Two envoys of the Dalai Lama began another round of negotiations with Chinese officials this week, but the Tibetan leader said his "trust in Beijing is now thinner, thinner, thinner.

"Tibet is passing through almost like a death sentence," he lamented. "An ancient culture and [an] ancient civilization are now dying."

The Dalai Lama said he would remain "completely neutral ... completely silent" in the debate over the direction of his people's struggle, so as to allow a broad range of opinions to surface.

His divine status, he acknowledged, meant that many Tibetans would automatically support any position he adopted publicly.

"I don't know what will happen" in discussions, he said. "It is completely up to them. Their minds should be open to explore all possible options."

Some young Tibetan exile leaders are urging the government in exile, based in Dharamsala, India, to press for full independence.
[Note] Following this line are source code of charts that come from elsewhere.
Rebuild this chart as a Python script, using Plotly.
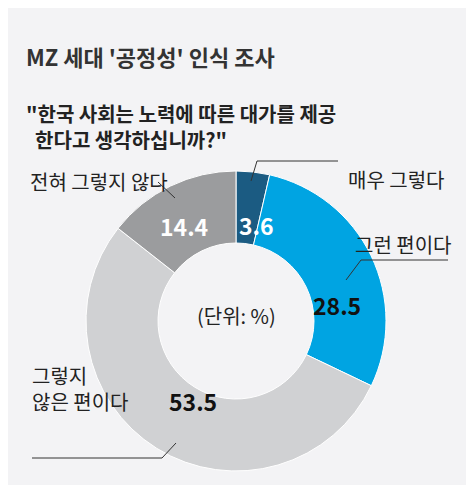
import plotly.graph_objects as go

labels = ["매우 그렇다", "그런 편이다", "그렇지<br>않은 편이다", "전혀 그렇지 않다"]
values = [3.6, 28.5, 53.5, 14.4]
colors = ["#1b5b82", "#00a4e2", "#d0d1d3", "#9b9c9e"]
valcolors = ["white", "#111", "#111", "white"]

W, H = 474, 485
F = "Noto Sans CJK KR"
fig = go.Figure(go.Pie(values=values, labels=labels, sort=False, direction="clockwise",
                       rotation=0, hole=0.52, textinfo="none", hoverinfo="skip",
                       marker=dict(colors=colors, line=dict(color="white", width=1)),
                       domain=dict(x=[77/W, 379/W], y=[22/H, 322/H]), showlegend=False))

def px(x, y):
    return x / W, 1 - y / H

ann = []
vpos = [(248, 217), (355, 297), (185, 412), (176, 218)]
for v, c, (x, y) in zip(values, valcolors, vpos):
    ax, ay = px(x, y)
    ann.append(dict(x=ax, y=ay, text=f"<b>{v}</b>", showarrow=False, xref="paper", yref="paper",
                    font=dict(family=F, size=23, color=c)))
lpos = [(338, 155), (345, 236), (22, 410), (20, 157)]
for t, (x, y) in zip(labels, lpos):
    ax, ay = px(x, y)
    ann.append(dict(x=ax, y=ay, text=t, showarrow=False, xref="paper", yref="paper",
                    xanchor="left", align="left", font=dict(family=F, size=20, color="#222")))
ax, ay = px(228, 324)
ann.append(dict(x=ax, y=ay, text="(단위: %)", showarrow=False, xref="paper", yref="paper",
                font=dict(family=F, size=20, color="#222")))
ann.append(dict(x=16/W, y=1-30/H, text="<b>MZ 세대 '공정성' 인식 조사</b>", showarrow=False,
                xref="paper", yref="paper", xanchor="left", font=dict(family=F, size=22, color="#333")))
ann.append(dict(x=16/W, y=1-89/H, text="<b>\"한국 사회는 노력에 따른 대가를 제공<br>  한다고 생각하십니까?\"</b>",
                showarrow=False, xref="paper", yref="paper", xanchor="left", align="left",
                font=dict(family=F, size=20, color="#222")))

lines = [[(243, 173), (249, 153), (330, 153)],
         [(167, 190), (150, 174)],
         [(338, 272), (353, 252), (440, 252)],
         [(168, 435), (154, 450), (24, 450)]]
shapes = []
for ln in lines:
    for (x0, y0), (x1, y1) in zip(ln[:-1], ln[1:]):
        a0, b0 = px(x0, y0); a1, b1 = px(x1, y1)
        shapes.append(dict(type="line", xref="paper", yref="paper", x0=a0, y0=b0, x1=a1, y1=b1,
                           line=dict(color="#333", width=1)))

fig.update_layout(width=W, height=H, margin=dict(l=0, r=0, t=0, b=0),
                  paper_bgcolor="#f3f3f5", annotations=ann, shapes=shapes)
fig.write_html("out.html")
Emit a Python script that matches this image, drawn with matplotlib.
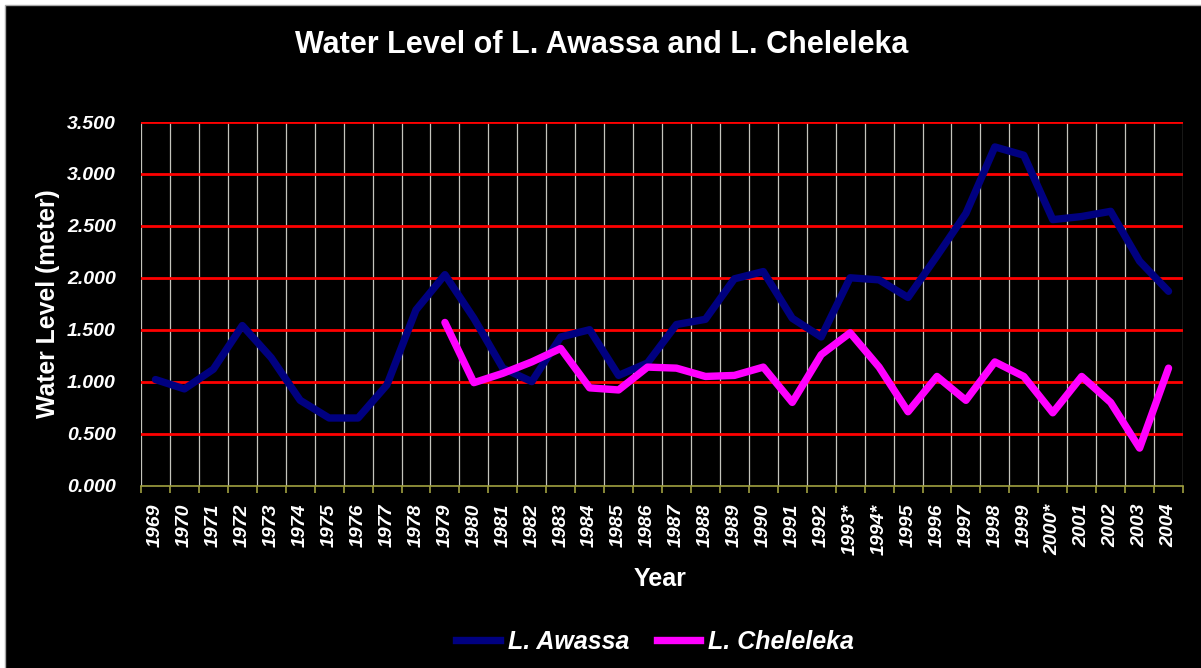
import matplotlib
matplotlib.use("Agg")
import matplotlib.pyplot as plt
from matplotlib.patches import Rectangle
from matplotlib.lines import Line2D
import numpy as np

years = ["1969", "1970", "1971", "1972", "1973", "1974", "1975", "1976", "1977", "1978",
         "1979", "1980", "1981", "1982", "1983", "1984", "1985", "1986", "1987", "1988",
         "1989", "1990", "1991", "1992", "1993*", "1994*", "1995", "1996", "1997", "1998",
         "1999", "2000*", "2001", "2002", "2003", "2004"]

awassa = [1.02, 0.93, 1.12, 1.54, 1.23, 0.82, 0.65, 0.65, 0.97, 1.69,
          2.03, 1.61, 1.13, 1.00, 1.43, 1.50, 1.06, 1.18, 1.55, 1.60,
          1.99, 2.06, 1.61, 1.43, 2.00, 1.98, 1.81, 2.21, 2.62, 3.26,
          3.18, 2.56, 2.59, 2.64, 2.16, 1.87]

cheleleka = [np.nan, np.nan, np.nan, np.nan, np.nan, np.nan, np.nan, np.nan, np.nan, np.nan,
             1.57, 0.99, 1.08, 1.19, 1.32, 0.94, 0.92, 1.14, 1.13, 1.05,
             1.06, 1.14, 0.80, 1.26, 1.47, 1.14, 0.71, 1.05, 0.82, 1.19,
             1.05, 0.70, 1.05, 0.80, 0.36, 1.13]

yticks = [0.0, 0.5, 1.0, 1.5, 2.0, 2.5, 3.0, 3.5]

plt.rcParams['font.family'] = ['Liberation Sans', 'DejaVu Sans']

W, H = 1201, 668
fig = plt.figure(figsize=(W / 100, H / 100), dpi=100, facecolor='white')
fig.patches.append(Rectangle((5 / W, 0), 1 - 5 / W, 1 - 5 / H, transform=fig.transFigure,
                             facecolor='black', edgecolor='none', zorder=-10))
fig.lines.append(Line2D([5 / W, 5 / W, 1], [0, 1 - 5 / H, 1 - 5 / H], transform=fig.transFigure,
                        color='#a8a8a8', lw=1, zorder=-9))

ax = fig.add_axes([141 / W, 1 - 485.5 / H, (1183 - 141) / W, (485.5 - 122) / H])
ax.set_facecolor('black')

x = np.arange(len(years))
n = len(years)

# vertical grid at category boundaries
for b in np.arange(-0.5, n, 1.0):
    ax.axvline(b, color='#c4c4bc', lw=0.9, zorder=1)
# horizontal red grid
for yv in yticks[1:]:
    ax.axhline(yv, color='#ff0000', lw=2, zorder=1)

ax.plot(x, awassa, color='#000080', lw=5.3, solid_joinstyle='round',
        solid_capstyle='round', zorder=3, label='L. Awassa')
ax.plot(x, cheleleka, color='#ff00ff', lw=5.3, solid_joinstyle='round',
        solid_capstyle='round', zorder=4, label='L. Cheleleka')

ax.set_xlim(-0.5, n - 0.5)
ax.set_ylim(0, 3.5)

for s in ['top', 'right', 'left']:
    ax.spines[s].set_visible(False)
ax.spines['bottom'].set_color('#a0a040')
ax.spines['bottom'].set_linewidth(1.2)
ax.spines['bottom'].set_zorder(5)

ax.set_xticks(x)
ax.set_xticklabels(years, rotation=90, fontsize=14, fontweight='bold',
                   fontstyle='italic', color='white', va='top')
ax.tick_params(axis='x', which='major', length=0, pad=13)
ax.set_xticks(np.arange(-0.5, n, 1.0), minor=True)
ax.tick_params(axis='x', which='minor', length=5, color='#a0a040', width=1.2)

ax.set_yticks(yticks)
ax.set_yticklabels([f"{v:.3f}" for v in yticks], fontsize=14, fontweight='bold',
                   fontstyle='italic', color='white')
ax.tick_params(axis='y', length=0, pad=18)

fig.text(602 / W, 1 - 45 / H, "Water Level of L. Awassa and L. Cheleleka",
         ha='center', va='center', color='white', fontsize=22, fontweight='bold')
fig.text(48 / W, 1 - 304 / H, "Water Level (meter)", rotation=90,
         ha='center', va='center', color='white', fontsize=17.8, fontweight='bold')
fig.text(660 / W, 1 - 579 / H, "Year", ha='center', va='center', color='white',
         fontsize=18, fontweight='bold')

handles = [Line2D([], [], color='#000080', lw=5.3), Line2D([], [], color='#ff00ff', lw=5.3)]
leg = fig.legend(handles, ['L. Awassa', 'L. Cheleleka'], loc='center',
                 bbox_to_anchor=(655 / W, 1 - 642 / H), ncol=2, frameon=False,
                 prop={'size': 18, 'weight': 'bold', 'style': 'italic'},
                 handlelength=1.75, handletextpad=0.3, columnspacing=1.1)
for t in leg.get_texts():
    t.set_color('white')

fig.savefig('out.png', dpi=100, facecolor='white')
Others are encouraging exiled authorities to organize mass demonstrations within Tibet.

The Dalai Lama's pledge to stay out of the debate "is an interesting political move" said Robbie Barnett, an expert on Tibetan affairs at Columbia University in New York. "He is giving the radicals an opportunity to come up with something and sending a strong signal to those who say religion suppresses political debate."

In the end, however, "very few people will say they can do without the Dalai Lama," whose international stature is matched by few other statesmen, says Dr. Barnett. "Even the radicals want him as a figurehead, so he will have a softening effect on any resolution that comes out."